Auto committee
ON the face of it, the commerce ministry’s decision to constitute a ‘dedicated’ committee to address the critical challenges facing Pakistan’s struggling car industry is a welcome step. An official statement said that the body, set up after the commerce minister’s meeting with industry representatives, will consist of officials from the commerce and industries ministries and FBR. Though it remains unclear whether the government has notified the committee members, the commerce minister has already ‘tasked’ it with crafting a strategy that protects domestic car assemblers from a potential influx of imported used cars — in case the government allows their commercial import — encourages exports and aligns the industry with national industrial aims. Given the limited autonomy enjoyed by the ministries in a highly centralised governance system in Pakistan, the industry rightly believes that the new body is unlikely to help the local assemblers address their issues.

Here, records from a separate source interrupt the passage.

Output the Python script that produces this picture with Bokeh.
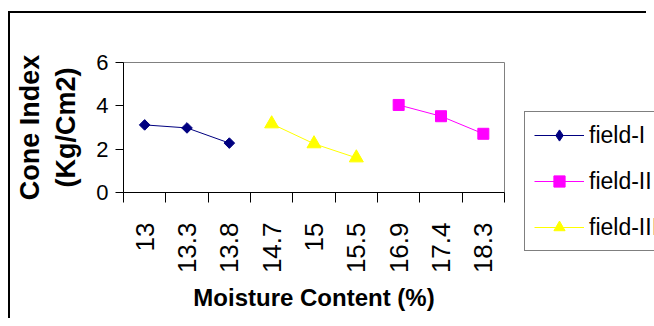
import math
from bokeh.plotting import figure
from bokeh.layouts import row
from bokeh.models import FixedTicker, Legend, LegendItem, Range1d
from bokeh.embed import file_html
from bokeh.resources import INLINE

# ---- data ----
categories = ["13", "13.3", "13.8", "14.7", "15", "15.5", "16.9", "17.4", "18.3"]

field1_x = ["13", "13.3", "13.8"]
field1_y = [3.12, 2.98, 2.28]

field2_x = ["16.9", "17.4", "18.3"]
field2_y = [4.04, 3.52, 2.71]

field3_x = ["14.7", "15", "15.5"]
field3_y = [3.17, 2.25, 1.6]

y_ticks = [0, 2, 4, 6]

series_names = ["field-I", "field-II", "field-III"]

FONT = "Liberation Sans"
COLORS = ["#000080", "#FF00FF", "#FFFF00"]


def pos(cats):
    return [categories.index(c) + 0.5 for c in cats]


# ---------------- main chart ----------------
p = figure(
    width=520, height=318,
    min_border_left=123, min_border_right=16,
    min_border_top=62, min_border_bottom=126,
    x_range=Range1d(0, len(categories)), y_range=Range1d(0, 6),
    output_backend="svg", toolbar_location=None,
)
p.background_fill_color = "white"
p.border_fill_color = None
p.outline_line_color = "#808080"
p.outline_line_width = 1
p.xgrid.visible = False
p.ygrid.visible = False

# x axis: labels at category centres, tick marks at category boundaries
xa = p.xaxis[0]
xa.ticker = FixedTicker(ticks=[i + 0.5 for i in range(len(categories))],
                        minor_ticks=list(range(len(categories) + 1)))
xa.major_label_overrides = {i + 0.5: c for i, c in enumerate(categories)}
xa.major_label_orientation = math.pi / 2
xa.major_tick_out = 0
xa.major_tick_in = 0
xa.minor_tick_out = 10
xa.minor_tick_in = 0
xa.minor_tick_line_color = "black"
xa.major_label_standoff = 20
xa.major_label_text_font = FONT
xa.major_label_text_font_size = "26px"
xa.major_label_text_color = "black"
xa.axis_label = "Moisture Content (%)"
xa.axis_label_text_font = FONT
xa.axis_label_text_font_style = "bold"
xa.axis_label_text_font_size = "24px"
xa.axis_label_text_color = "black"
xa.axis_label_standoff = 8
xa.axis_line_color = "black"

ya = p.yaxis[0]
ya.ticker = FixedTicker(ticks=y_ticks, minor_ticks=[])
ya.major_tick_out = 8
ya.major_tick_in = 0
ya.major_tick_line_color = "black"
ya.major_label_standoff = 7
ya.major_label_text_font = FONT
ya.major_label_text_font_size = "22px"
ya.major_label_text_color = "black"
ya.axis_label = "Cone Index\n(Kg/Cm2)"
ya.axis_label_text_font = FONT
ya.axis_label_text_font_style = "bold"
ya.axis_label_text_font_size = "27px"
ya.axis_label_text_color = "black"
ya.axis_label_standoff = 12
ya.axis_line_color = "black"


def draw_series(fig, first_marker, first_angle, first_size):
    out = []
    specs = [(field1_x, field1_y, first_marker, first_angle, first_size),
             (field2_x, field2_y, "square", 0, 11),
             (field3_x, field3_y, "triangle", 0, 14)]
    for (xs, ys, marker, ang, size), col in zip(specs, COLORS):
        ln = fig.line(pos(xs), ys, line_color=col, line_width=1)
        sc = fig.scatter(pos(xs), ys, marker=marker, angle=ang, size=size,
                         fill_color=col, line_color=col)
        out.append((ln, sc))
    return out


draw_series(p, "square", math.pi / 4, 7.5)

# ---------------- legend panel (right) ----------------
pl = figure(
    width=126, height=318, min_border=0,
    x_range=Range1d(100, 101), y_range=Range1d(100, 101),
    x_axis_type=None, y_axis_type=None,
    output_backend="svg", toolbar_location=None,
)
pl.background_fill_color = None
pl.border_fill_color = None
pl.outline_line_color = None
pl.xgrid.visible = False
pl.ygrid.visible = False
leg_renderers = draw_series(pl, "diamond", 0, 12)   # outside this panel's view

legend = Legend(
    items=[LegendItem(label=name, renderers=list(rs))
           for name, rs in zip(series_names, leg_renderers)],
    location=(4, -59),
    border_line_color="black", border_line_width=1,
    background_fill_color="white", background_fill_alpha=1,
    padding=9, spacing=18, margin=0,
    glyph_width=50, glyph_height=28, label_height=24, label_standoff=5,
    label_text_font=FONT, label_text_font_size="23px", label_text_color="black",
)
pl.add_layout(legend, "left")

layout = row(p, pl, spacing=0)
# outer chart border: only its left and top edges fall inside the view
layout.stylesheets = [
    ":host { background-image: linear-gradient(#000,#000), linear-gradient(#000,#000);"
    " background-size: 2px 400px, 800px 2px;"
    " background-position: 8px 11px, 8px 11px;"
    " background-repeat: no-repeat; }"
]

open("out.html", "w").write(file_html(layout, INLINE))
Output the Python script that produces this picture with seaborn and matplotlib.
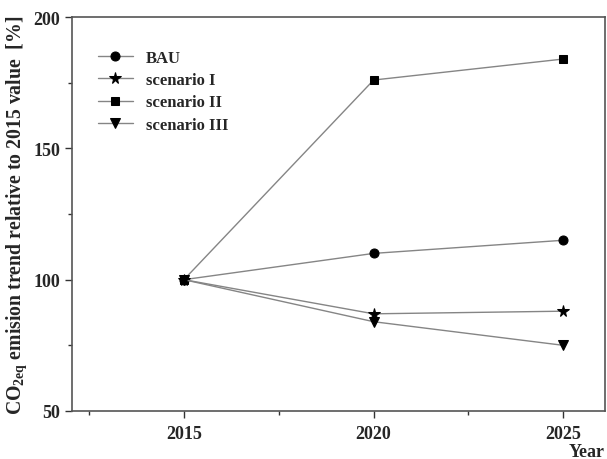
"""
CO2eq emission trend relative to 2015 for several scenarios.
"""

import matplotlib
matplotlib.use("Agg")
import pandas as pd
import seaborn as sns
import matplotlib.pyplot as plt
from matplotlib.ticker import MultipleLocator

# data
years = [2015, 2020, 2025]
bau = [100, 110, 115]
scenario_1 = [100, 87, 88]
scenario_2 = [100, 176, 184]
scenario_3 = [100, 84, 75]

series_names = ["BAU", "scenario I", "scenario II", "scenario III"]
series_values = [bau, scenario_1, scenario_2, scenario_3]
series_markers = ["o", "*", "s", "v"]
marker_sizes = [6.5, 8.5, 6, 7]

sns.set_theme(style="ticks")
plt.rcParams["font.family"] = ["Liberation Serif", "DejaVu Serif"]
plt.rcParams["font.weight"] = "bold"
plt.rcParams["mathtext.fontset"] = "custom"
plt.rcParams["mathtext.rm"] = "Liberation Serif:bold"
plt.rcParams["mathtext.it"] = "Liberation Serif:bold"
plt.rcParams["mathtext.bf"] = "Liberation Serif:bold"


def main():
    fig = plt.figure(figsize=(6.07, 4.6), dpi=100)
    ax = fig.add_axes([72 / 607, 48 / 460, 533 / 607, 394 / 460])

    for name, vals, mk, ms in zip(series_names, series_values,
                                  series_markers, marker_sizes):
        df = pd.DataFrame({"Year": years, "Value": vals})
        sns.lineplot(data=df, x="Year", y="Value", ax=ax, color="#858585",
                     linewidth=1.0, marker=mk, markersize=ms,
                     markerfacecolor="black", markeredgecolor="black",
                     label=name)

    ax.set_xlim(2012.05, 2026.1)
    ax.set_ylim(50, 200)
    ax.set_xticks([2015, 2020, 2025])
    ax.xaxis.set_minor_locator(MultipleLocator(2.5))
    ax.yaxis.set_major_locator(MultipleLocator(50))
    ax.yaxis.set_minor_locator(MultipleLocator(25))
    ax.tick_params(axis="both", which="major", direction="out", length=5,
                   width=1, labelsize=13, color="#333333")
    ax.tick_params(axis="both", which="minor", direction="out", length=3,
                   width=1, color="#333333")
    ax.tick_params(axis="x", which="major", pad=5)
    for lab in ax.get_xticklabels() + ax.get_yticklabels():
        lab.set_fontweight("bold")
    for sp in ax.spines.values():
        sp.set_color("#555555")
        sp.set_linewidth(1.2)

    ax.set_xlabel("")
    ax.set_ylabel(r"CO$_{\mathregular{2eq}}$ emision trend relative to "
                  r"2015 value  [%]", fontsize=14.2, fontweight="bold",
                  labelpad=3)
    fig.text(587 / 607, 1 - 453 / 460, "Year", fontsize=13,
             fontweight="bold", ha="center", va="center")

    leg = ax.legend(loc="upper left", frameon=False, fontsize=12,
                    bbox_to_anchor=(0.02, 0.955), handlelength=2.1,
                    labelspacing=0.38, handletextpad=0.8)
    for t in leg.get_texts():
        t.set_fontweight("bold")

    plt.savefig("out.png", dpi=100)


if __name__ == "__main__":
    main()
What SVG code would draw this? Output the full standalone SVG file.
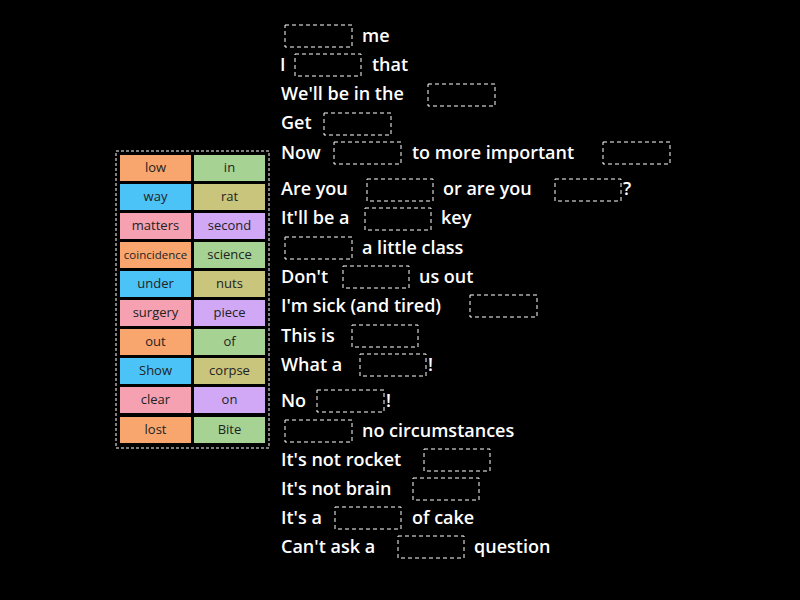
<svg xmlns="http://www.w3.org/2000/svg" width="800" height="600" viewBox="0 0 800 600">
<style>
.s{font-family:"Open Sans","Liberation Sans",sans-serif;font-weight:600;font-size:18px;fill:#fff}
.b{fill:none;stroke:#fff;stroke-width:1;stroke-dasharray:4,3}
.t{font-family:"Open Sans","Liberation Sans",sans-serif;font-size:13px;fill:#222;text-anchor:middle}
.o{fill:#f8a66e}.g{fill:#a6d294}.u{fill:#4cc3f6}.y{fill:#c9c57d}.p{fill:#f6a1b1}.v{fill:#d0a8f6}
</style>
<rect width="800" height="600" fill="#000"/>
<g id="bank">
<rect x="116" y="151" width="153" height="297" fill="none" stroke="#fff" stroke-dasharray="3,2"/>
<g id="r1"><rect class="o" x="120" y="155" width="71" height="26"/><text class="t" x="155.5" y="172">low</text><rect class="g" x="194" y="155" width="71" height="26"/><text class="t" x="229.5" y="172">in</text></g>
<g id="r2"><rect class="u" x="120" y="184" width="71" height="26"/><text class="t" x="155.5" y="201">way</text><rect class="y" x="194" y="184" width="71" height="26"/><text class="t" x="229.5" y="201">rat</text></g>
<g id="r3"><rect class="p" x="120" y="213" width="71" height="26"/><text class="t" x="155.5" y="230">matters</text><rect class="v" x="194" y="213" width="71" height="26"/><text class="t" x="229.5" y="230">second</text></g>
<g id="r4"><rect class="o" x="120" y="242" width="71" height="26"/><text class="t" x="155.5" y="259" style="font-size:11.5px">coincidence</text><rect class="g" x="194" y="242" width="71" height="26"/><text class="t" x="229.5" y="259">science</text></g>
<g id="r5"><rect class="u" x="120" y="271" width="71" height="26"/><text class="t" x="155.5" y="288">under</text><rect class="y" x="194" y="271" width="71" height="26"/><text class="t" x="229.5" y="288">nuts</text></g>
<g id="r6"><rect class="p" x="120" y="300" width="71" height="26"/><text class="t" x="155.5" y="317">surgery</text><rect class="v" x="194" y="300" width="71" height="26"/><text class="t" x="229.5" y="317">piece</text></g>
<g id="r7"><rect class="o" x="120" y="329" width="71" height="26"/><text class="t" x="155.5" y="346">out</text><rect class="g" x="194" y="329" width="71" height="26"/><text class="t" x="229.5" y="346">of</text></g>
<g id="r8"><rect class="u" x="120" y="358" width="71" height="26"/><text class="t" x="155.5" y="375">Show</text><rect class="y" x="194" y="358" width="71" height="26"/><text class="t" x="229.5" y="375">corpse</text></g>
<g id="r9"><rect class="p" x="120" y="387" width="71" height="26"/><text class="t" x="155.5" y="404">clear</text><rect class="v" x="194" y="387" width="71" height="26"/><text class="t" x="229.5" y="404">on</text></g>
<g id="r10"><rect class="o" x="120" y="417" width="71" height="26"/><text class="t" x="155.5" y="434">lost</text><rect class="g" x="194" y="417" width="71" height="26"/><text class="t" x="229.5" y="434">Bite</text></g>
</g>
<g id="sentences">
<g id="l1"><rect class="b" x="285" y="25" width="67" height="22"/><text class="s" x="362" y="42">me</text></g>
<g id="l2"><text class="s" x="280" y="71">I</text><rect class="b" x="295" y="54" width="66" height="22"/><text class="s" x="372" y="71">that</text></g>
<g id="l3"><text class="s" x="281" y="100">We'll be in the</text><rect class="b" x="428" y="84" width="67" height="22"/></g>
<g id="l4"><text class="s" x="281" y="129">Get</text><rect class="b" x="324" y="113" width="67" height="22"/></g>
<g id="l5"><text class="s" x="281" y="159">Now</text><rect class="b" x="334" y="142" width="67" height="22"/><text class="s" x="412" y="159">to more important</text><rect class="b" x="603" y="142" width="67" height="22"/></g>
<g id="l6"><text class="s" x="281" y="195">Are you</text><rect class="b" x="367" y="179" width="66" height="22"/><text class="s" x="443" y="195">or are you</text><rect class="b" x="555" y="179" width="66" height="22"/><text class="s" x="623" y="195">?</text></g>
<g id="l7"><text class="s" x="281" y="224">It'll be a</text><rect class="b" x="365" y="208" width="66" height="22"/><text class="s" x="441" y="224">key</text></g>
<g id="l8"><rect class="b" x="285" y="237" width="67" height="22"/><text class="s" x="362" y="254">a little class</text></g>
<g id="l9"><text class="s" x="281" y="283">Don't</text><rect class="b" x="343" y="266" width="66" height="22"/><text class="s" x="419" y="283">us out</text></g>
<g id="l10"><text class="s" x="281" y="312">I'm sick (and tired)</text><rect class="b" x="470" y="295" width="67" height="22"/></g>
<g id="l11"><text class="s" x="281" y="342">This is</text><rect class="b" x="352" y="325" width="66" height="22"/></g>
<g id="l12"><text class="s" x="281" y="371">What a</text><rect class="b" x="360" y="354" width="66" height="22"/><text class="s" x="428" y="371">!</text></g>
<g id="l13"><text class="s" x="281" y="407">No</text><rect class="b" x="317" y="390" width="67" height="22"/><text class="s" x="386" y="407">!</text></g>
<g id="l14"><rect class="b" x="285" y="420" width="67" height="22"/><text class="s" x="362" y="437">no circumstances</text></g>
<g id="l15"><text class="s" x="281" y="466">It's not rocket</text><rect class="b" x="424" y="449" width="66" height="22"/></g>
<g id="l16"><text class="s" x="281" y="495">It's not brain</text><rect class="b" x="413" y="478" width="66" height="22"/></g>
<g id="l17"><text class="s" x="281" y="524">It's a</text><rect class="b" x="335" y="507" width="66" height="22"/><text class="s" x="412" y="524">of cake</text></g>
<g id="l18"><text class="s" x="281" y="553">Can't ask a</text><rect class="b" x="398" y="536" width="66" height="22"/><text class="s" x="474" y="553">question</text></g>
</g>
</svg>
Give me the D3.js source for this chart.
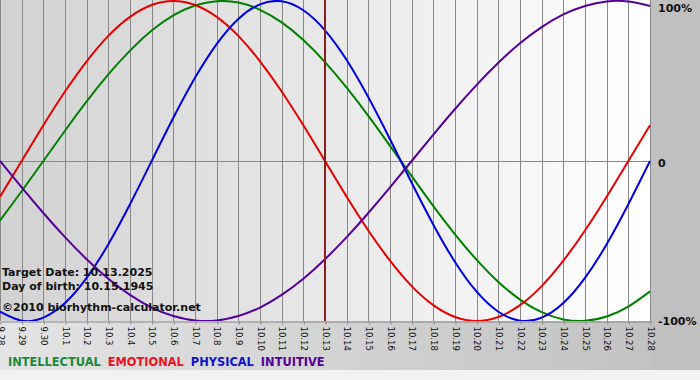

The commerce minister’s plan to add cars to the country’s list of auto exports, alongside motorcycles and tractors, is ambitious at best and unrealistic at worst owing to the government’s own policy inconsistencies and contradictions. Rhetoric aside, Budget 2026 has already made imported luxury vehicles a lot cheaper, and pushed up the prices of locally assembled cars. Similarly, the planned withdrawal of tariff protections for local carmakers — although a welcome move — risks tilting the playing field against local assemblers because of the very high cost of doing business, driven primarily by government taxes and energy prices. Unless the taxes on locally assembled cars are significantly slashed and the costs of doing business are brought down, the market will be swarming with imported cars, both old and new. It will not matter whether the protections are phased out or dismantled at once. The car industry’s journey through the last four decades underlines the reasons — policy uncertainty, high production costs, tariff and policy protections to powerful lobbies, etc — why Pakistan has failed to industrialise itself, spur market competition, encourage innovation and provide consumers with greater choices. No wonder that few think that the formation of yet another committee can help tackle the structural weaknesses that continue to hobble the auto industry. Without credible long-term policies that reduce crippling production costs and prioritise competitiveness over protectionism, the auto sector will continue to proceed at a sluggish pace.